Written problem:
Set down the full listing exactly, character for character.

Data section:
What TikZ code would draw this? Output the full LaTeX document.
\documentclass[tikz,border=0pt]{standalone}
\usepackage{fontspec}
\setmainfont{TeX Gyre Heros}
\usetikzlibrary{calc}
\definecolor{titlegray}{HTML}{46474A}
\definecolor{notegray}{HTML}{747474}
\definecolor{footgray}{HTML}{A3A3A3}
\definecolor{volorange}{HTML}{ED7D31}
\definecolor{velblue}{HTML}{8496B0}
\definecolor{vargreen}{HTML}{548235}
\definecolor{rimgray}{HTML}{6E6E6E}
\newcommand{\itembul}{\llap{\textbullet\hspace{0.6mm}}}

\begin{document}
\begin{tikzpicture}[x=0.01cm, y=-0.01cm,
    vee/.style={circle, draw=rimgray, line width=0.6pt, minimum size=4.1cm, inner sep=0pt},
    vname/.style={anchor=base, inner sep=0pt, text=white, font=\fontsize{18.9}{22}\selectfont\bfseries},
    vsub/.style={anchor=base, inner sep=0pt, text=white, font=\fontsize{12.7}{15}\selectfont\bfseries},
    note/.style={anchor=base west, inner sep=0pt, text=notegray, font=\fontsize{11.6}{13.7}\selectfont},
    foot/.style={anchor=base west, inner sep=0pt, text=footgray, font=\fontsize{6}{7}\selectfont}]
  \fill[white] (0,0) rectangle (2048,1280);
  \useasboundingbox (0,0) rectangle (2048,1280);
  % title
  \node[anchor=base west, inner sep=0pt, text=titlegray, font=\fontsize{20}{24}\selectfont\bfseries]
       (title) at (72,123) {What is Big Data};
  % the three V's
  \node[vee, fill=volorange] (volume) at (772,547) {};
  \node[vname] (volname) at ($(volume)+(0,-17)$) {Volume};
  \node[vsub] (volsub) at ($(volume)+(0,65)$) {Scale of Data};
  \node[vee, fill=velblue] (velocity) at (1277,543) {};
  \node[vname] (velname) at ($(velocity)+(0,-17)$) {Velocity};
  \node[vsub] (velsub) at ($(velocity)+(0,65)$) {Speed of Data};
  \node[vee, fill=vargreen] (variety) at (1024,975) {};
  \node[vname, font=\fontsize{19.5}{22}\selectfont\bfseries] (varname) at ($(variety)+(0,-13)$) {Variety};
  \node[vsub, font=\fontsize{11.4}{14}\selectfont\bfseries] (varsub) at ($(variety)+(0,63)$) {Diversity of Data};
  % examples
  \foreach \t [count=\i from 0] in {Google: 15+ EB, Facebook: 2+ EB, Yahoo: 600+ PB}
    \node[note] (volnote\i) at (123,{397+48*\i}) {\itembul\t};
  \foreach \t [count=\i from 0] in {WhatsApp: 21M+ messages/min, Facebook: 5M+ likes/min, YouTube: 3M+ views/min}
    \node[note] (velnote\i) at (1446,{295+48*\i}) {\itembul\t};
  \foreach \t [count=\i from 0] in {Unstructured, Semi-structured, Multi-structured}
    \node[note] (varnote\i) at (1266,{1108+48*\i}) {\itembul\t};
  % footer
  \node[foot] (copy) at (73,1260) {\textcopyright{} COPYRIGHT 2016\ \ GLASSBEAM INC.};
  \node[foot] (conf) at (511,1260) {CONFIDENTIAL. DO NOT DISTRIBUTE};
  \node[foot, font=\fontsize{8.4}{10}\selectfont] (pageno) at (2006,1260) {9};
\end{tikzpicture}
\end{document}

Solution to the problem:
What TikZ code would draw this? Output the full LaTeX document.
\documentclass[tikz,border=0pt]{standalone}
\usepackage{fontspec}
\setmainfont{TeX Gyre Heros}
\usetikzlibrary{calc}
\definecolor{titlegray}{HTML}{46474A}
\definecolor{notegray}{HTML}{747474}
\definecolor{footgray}{HTML}{A3A3A3}
\definecolor{volorange}{HTML}{ED7D31}
\definecolor{velblue}{HTML}{8496B0}
\definecolor{vargreen}{HTML}{548235}
\definecolor{rimgray}{HTML}{6E6E6E}
\newcommand{\itembul}{\llap{\textbullet\hspace{0.6mm}}}

\begin{document}
\begin{tikzpicture}[x=0.01cm, y=-0.01cm,
    vee/.style={circle, draw=rimgray, line width=0.6pt, minimum size=4.1cm, inner sep=0pt},
    vname/.style={anchor=base, inner sep=0pt, text=white, font=\fontsize{18.9}{22}\selectfont\bfseries},
    vsub/.style={anchor=base, inner sep=0pt, text=white, font=\fontsize{12.7}{15}\selectfont\bfseries},
    note/.style={anchor=base west, inner sep=0pt, text=notegray, font=\fontsize{11.6}{13.7}\selectfont},
    foot/.style={anchor=base west, inner sep=0pt, text=footgray, font=\fontsize{6}{7}\selectfont}]
  \fill[white] (0,0) rectangle (2048,1280);
  \useasboundingbox (0,0) rectangle (2048,1280);
  % title
  \node[anchor=base west, inner sep=0pt, text=titlegray, font=\fontsize{20}{24}\selectfont\bfseries]
       (title) at (72,123) {What is Big Data};
  % the three V's
  \node[vee, fill=volorange] (volume) at (772,547) {};
  \node[vname] (volname) at ($(volume)+(0,-17)$) {Volume};
  \node[vsub] (volsub) at ($(volume)+(0,65)$) {Scale of Data};
  \node[vee, fill=velblue] (velocity) at (1277,543) {};
  \node[vname] (velname) at ($(velocity)+(0,-17)$) {Velocity};
  \node[vsub] (velsub) at ($(velocity)+(0,65)$) {Speed of Data};
  \node[vee, fill=vargreen] (variety) at (1024,975) {};
  \node[vname, font=\fontsize{19.5}{22}\selectfont\bfseries] (varname) at ($(variety)+(0,-13)$) {Variety};
  \node[vsub, font=\fontsize{11.4}{14}\selectfont\bfseries] (varsub) at ($(variety)+(0,63)$) {Diversity of Data};
  % examples
  \foreach \t [count=\i from 0] in {Google: 15+ EB, Facebook: 2+ EB, Yahoo: 600+ PB}
    \node[note] (volnote\i) at (123,{397+48*\i}) {\itembul\t};
  \foreach \t [count=\i from 0] in {WhatsApp: 21M+ messages/min, Facebook: 5M+ likes/min, YouTube: 3M+ views/min}
    \node[note] (velnote\i) at (1446,{295+48*\i}) {\itembul\t};
  \foreach \t [count=\i from 0] in {Unstructured, Semi-structured, Multi-structured}
    \node[note] (varnote\i) at (1266,{1108+48*\i}) {\itembul\t};
  % footer
  \node[foot] (copy) at (73,1260) {\textcopyright{} COPYRIGHT 2016\ \ GLASSBEAM INC.};
  \node[foot] (conf) at (511,1260) {CONFIDENTIAL. DO NOT DISTRIBUTE};
  \node[foot, font=\fontsize{8.4}{10}\selectfont] (pageno) at (2006,1260) {9};
\end{tikzpicture}
\end{document}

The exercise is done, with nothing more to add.